• _Given exercise_:
Please output exactly the lines of the material from the first through the line containing "const labelX = [0.05,0.35,0.65,0.932];", and nothing more.

## START

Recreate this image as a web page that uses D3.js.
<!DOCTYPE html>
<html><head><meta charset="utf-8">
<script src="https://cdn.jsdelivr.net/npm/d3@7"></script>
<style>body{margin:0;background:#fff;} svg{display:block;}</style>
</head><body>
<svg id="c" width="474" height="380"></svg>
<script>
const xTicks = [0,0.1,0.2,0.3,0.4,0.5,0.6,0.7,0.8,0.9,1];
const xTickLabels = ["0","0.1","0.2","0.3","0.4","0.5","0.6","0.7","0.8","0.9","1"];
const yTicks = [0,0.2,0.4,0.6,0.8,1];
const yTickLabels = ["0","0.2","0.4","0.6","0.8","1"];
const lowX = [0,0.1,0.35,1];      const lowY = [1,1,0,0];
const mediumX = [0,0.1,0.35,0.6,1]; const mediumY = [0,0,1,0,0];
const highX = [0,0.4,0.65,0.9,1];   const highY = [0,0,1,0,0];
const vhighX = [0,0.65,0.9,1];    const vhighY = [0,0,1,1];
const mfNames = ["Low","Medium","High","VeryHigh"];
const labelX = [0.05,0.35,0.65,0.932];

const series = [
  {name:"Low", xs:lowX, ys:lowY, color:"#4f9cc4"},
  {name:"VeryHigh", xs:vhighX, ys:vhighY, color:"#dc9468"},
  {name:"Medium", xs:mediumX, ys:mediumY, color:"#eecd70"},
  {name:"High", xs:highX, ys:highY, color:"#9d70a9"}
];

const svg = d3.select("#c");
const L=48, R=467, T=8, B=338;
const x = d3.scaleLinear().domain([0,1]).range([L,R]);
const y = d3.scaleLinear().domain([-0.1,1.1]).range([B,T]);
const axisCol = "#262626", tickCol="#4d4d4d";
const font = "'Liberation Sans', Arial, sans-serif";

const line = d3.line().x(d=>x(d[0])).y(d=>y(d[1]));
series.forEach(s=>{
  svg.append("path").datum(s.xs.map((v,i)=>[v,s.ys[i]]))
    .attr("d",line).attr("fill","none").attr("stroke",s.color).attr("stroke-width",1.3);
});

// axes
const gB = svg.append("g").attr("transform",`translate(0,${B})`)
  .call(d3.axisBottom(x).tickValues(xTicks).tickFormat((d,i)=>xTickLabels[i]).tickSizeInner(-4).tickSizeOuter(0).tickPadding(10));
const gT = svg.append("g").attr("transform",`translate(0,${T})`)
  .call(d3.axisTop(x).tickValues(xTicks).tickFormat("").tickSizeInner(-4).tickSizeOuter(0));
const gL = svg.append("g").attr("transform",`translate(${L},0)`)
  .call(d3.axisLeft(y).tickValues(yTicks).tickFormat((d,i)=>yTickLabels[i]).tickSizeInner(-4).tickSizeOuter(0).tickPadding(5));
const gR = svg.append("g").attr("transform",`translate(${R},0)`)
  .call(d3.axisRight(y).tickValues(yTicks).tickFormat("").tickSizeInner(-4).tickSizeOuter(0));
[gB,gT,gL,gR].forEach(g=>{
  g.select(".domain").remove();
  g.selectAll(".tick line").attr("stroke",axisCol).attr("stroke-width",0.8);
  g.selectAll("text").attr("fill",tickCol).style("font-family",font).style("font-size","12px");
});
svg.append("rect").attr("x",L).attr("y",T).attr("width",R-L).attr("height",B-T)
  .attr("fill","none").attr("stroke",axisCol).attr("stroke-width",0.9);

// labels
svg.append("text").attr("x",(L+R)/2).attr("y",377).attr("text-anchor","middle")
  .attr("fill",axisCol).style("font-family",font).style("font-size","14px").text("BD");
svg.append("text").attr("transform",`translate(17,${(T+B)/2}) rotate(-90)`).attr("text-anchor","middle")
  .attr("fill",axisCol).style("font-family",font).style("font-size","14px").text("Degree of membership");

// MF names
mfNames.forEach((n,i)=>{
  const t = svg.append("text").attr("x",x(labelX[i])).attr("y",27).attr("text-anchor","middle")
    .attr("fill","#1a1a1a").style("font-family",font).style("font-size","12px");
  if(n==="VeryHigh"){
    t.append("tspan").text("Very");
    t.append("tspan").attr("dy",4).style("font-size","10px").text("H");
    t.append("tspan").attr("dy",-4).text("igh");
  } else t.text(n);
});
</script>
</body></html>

## END

• _Response to this task_:
Recreate this image as a web page that uses D3.js.
<!DOCTYPE html>
<html><head><meta charset="utf-8">
<script src="https://cdn.jsdelivr.net/npm/d3@7"></script>
<style>body{margin:0;background:#fff;} svg{display:block;}</style>
</head><body>
<svg id="c" width="474" height="380"></svg>
<script>
const xTicks = [0,0.1,0.2,0.3,0.4,0.5,0.6,0.7,0.8,0.9,1];
const xTickLabels = ["0","0.1","0.2","0.3","0.4","0.5","0.6","0.7","0.8","0.9","1"];
const yTicks = [0,0.2,0.4,0.6,0.8,1];
const yTickLabels = ["0","0.2","0.4","0.6","0.8","1"];
const lowX = [0,0.1,0.35,1];      const lowY = [1,1,0,0];
const mediumX = [0,0.1,0.35,0.6,1]; const mediumY = [0,0,1,0,0];
const highX = [0,0.4,0.65,0.9,1];   const highY = [0,0,1,0,0];
const vhighX = [0,0.65,0.9,1];    const vhighY = [0,0,1,1];
const mfNames = ["Low","Medium","High","VeryHigh"];
const labelX = [0.05,0.35,0.65,0.932];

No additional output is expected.